[MLton] Unicode... again

Fri Feb 9 10:12:45 PST 2007

On Feb 9, 2007, at 5:56 PM, skaller wrote:
>>> Tradeoff between flexibility and safety here..
>>
>> I don't see this point.
>
> The point is people want to work with other charsets and
> encodings whether you like it or not, and for that purpose
> you can choose whether to let them use the string type,
> or force them to use a raw encoding like (Word8Vector?)

That's what I plan to do. If it's in a String, it is supposed to be  
only values with code point < 256. If you want to work with some  
encoded text, well that's a blob. Blobs are Word8Vector.vector. We  
will be providing a function similar to iconv that allows incremental  
conversion of WideChar <-> Word8. If I recall, we were planning to do  
it similar to the ('a, 'b) reader types used already in SML.

> However if you want to read strings
> from files in UTF-8 format (at run time i mean)
> you can get errors, and if you want
> to do it FAST you cannot detect them: validating the input
> isn't really an option (it will cause a whole extra pass
> on the file which is WAY too expensive).

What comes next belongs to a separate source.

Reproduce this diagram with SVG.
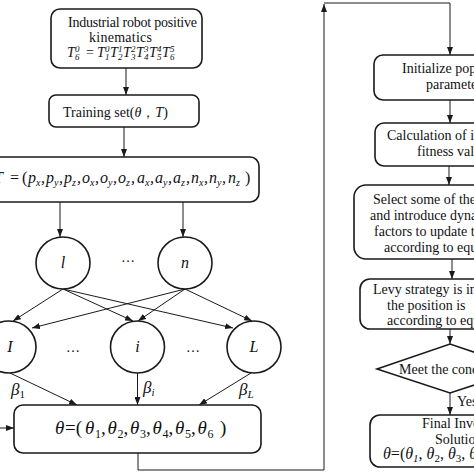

I don't see how this is any different from parsing any input in  
general. You can incrementally parse it, and when an error occurs  
your parser reports an error. By using the SML ('a, 'b) reader  
abstraction, you can just compose a UTF-8/whatever decoder up to a  
BinIO stream and connect that in turn to your parser. MLton will  
inline all the abstraction anyway. :-)

As an aside: I've made WideChar = 16/32 bits a compiler flag, similar  
to how the default int type is chosen.